A fast-paced game—yet, baseball still is a marginal sport in Germany.
“In Germany, baseball is a marginal sport and will always be so,” Christian says. This is why the Tornados intend to intensify their work with children and young players and additionally put more emphasis on making baseball a family event. Entrance to home games is free. You simply walk through the historic metal gate, and you are already in the midst of it all. “We want to invite people to come here to have a pleasant afternoon,” Christian explains. A baseball game as a family outing—that’s the idea. And indeed, the atmosphere here is more like at a cheerful afternoon barbeque party than at the SV Waldhof home games in the neighbouring Carl Benz stadium with its stirred up, adrenaline-charged vibes. This is not only due to the much smaller number of spectators. Even at the top matches of the professional league in the US, there is a relaxed kind of picknick atmosphere among spectators.
Relaxed vibes at the Roberto-Clemente-Field—you encounter an atmosphere like at a cheerful afternoon barbeque party rather than stirred up vibes.
One thing is of utmost importance to Christian: “In the past, our focus was very much on the first men’s team. We have by now changed this. We want to be perceived as an organisation comprising of all our teams.” And there are plenty of them: the softball team—as a baseball variant for women—still plays in the national league—other than the men’s team. In addition to that, there is a team for schoolchildren as well as the youth and junior teams.

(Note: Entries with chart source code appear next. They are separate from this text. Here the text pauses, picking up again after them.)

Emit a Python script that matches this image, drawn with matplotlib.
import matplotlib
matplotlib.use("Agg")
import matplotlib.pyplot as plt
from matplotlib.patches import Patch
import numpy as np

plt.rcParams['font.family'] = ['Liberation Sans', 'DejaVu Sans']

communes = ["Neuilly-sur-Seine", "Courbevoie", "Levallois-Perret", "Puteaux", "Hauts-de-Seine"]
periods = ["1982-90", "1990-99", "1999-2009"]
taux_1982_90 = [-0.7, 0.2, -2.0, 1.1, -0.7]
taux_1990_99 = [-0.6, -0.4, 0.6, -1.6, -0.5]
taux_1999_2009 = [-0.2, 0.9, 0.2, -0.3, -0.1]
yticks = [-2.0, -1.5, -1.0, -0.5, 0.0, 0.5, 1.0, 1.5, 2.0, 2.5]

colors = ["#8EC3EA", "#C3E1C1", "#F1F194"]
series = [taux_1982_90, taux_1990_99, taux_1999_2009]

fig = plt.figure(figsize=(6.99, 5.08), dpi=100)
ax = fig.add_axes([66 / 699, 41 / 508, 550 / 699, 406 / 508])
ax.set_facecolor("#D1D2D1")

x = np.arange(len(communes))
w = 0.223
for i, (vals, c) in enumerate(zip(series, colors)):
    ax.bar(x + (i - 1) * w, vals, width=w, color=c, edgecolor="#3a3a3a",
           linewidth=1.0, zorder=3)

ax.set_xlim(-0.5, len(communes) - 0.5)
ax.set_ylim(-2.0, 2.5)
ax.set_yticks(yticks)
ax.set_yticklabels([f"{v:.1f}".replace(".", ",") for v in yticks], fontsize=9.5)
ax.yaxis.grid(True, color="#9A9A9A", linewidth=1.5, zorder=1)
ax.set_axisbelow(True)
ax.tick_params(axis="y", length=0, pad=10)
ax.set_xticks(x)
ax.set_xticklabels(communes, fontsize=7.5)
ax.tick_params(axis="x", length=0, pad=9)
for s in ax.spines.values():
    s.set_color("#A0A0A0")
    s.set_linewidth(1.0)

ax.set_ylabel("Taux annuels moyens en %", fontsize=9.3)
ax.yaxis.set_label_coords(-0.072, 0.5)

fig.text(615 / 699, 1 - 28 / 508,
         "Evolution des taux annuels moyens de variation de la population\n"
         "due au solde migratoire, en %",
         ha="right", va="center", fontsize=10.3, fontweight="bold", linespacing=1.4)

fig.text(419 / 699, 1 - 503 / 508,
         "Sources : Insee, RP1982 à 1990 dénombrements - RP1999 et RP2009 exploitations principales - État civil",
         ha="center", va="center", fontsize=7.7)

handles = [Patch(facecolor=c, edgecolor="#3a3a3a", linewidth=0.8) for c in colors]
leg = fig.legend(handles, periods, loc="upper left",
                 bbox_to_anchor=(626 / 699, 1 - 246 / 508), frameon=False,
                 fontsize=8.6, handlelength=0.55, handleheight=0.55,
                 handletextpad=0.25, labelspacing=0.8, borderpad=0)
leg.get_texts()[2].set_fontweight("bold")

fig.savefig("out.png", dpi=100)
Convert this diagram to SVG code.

The second game against the Tübingen Hawks has started in the meantime. And now it is the Tornados that have to suffer. Pitcher Joshua Wyant, who now plays for the Hawks, confronts the Tornado batters with unresolvable tasks. Now and again, they swing and miss or hit a ball, but it lands out-of-bounds. After the fourth inning, the “mercy rule” is invoked again, but this time with the negative outcome for the Tornados—0:11 is the final score. “One game won, one lost,” Christian sums up the day on the field. “We can build up from that. Actually, it should still be possible to achieve a position in the middle of the standings in the end.”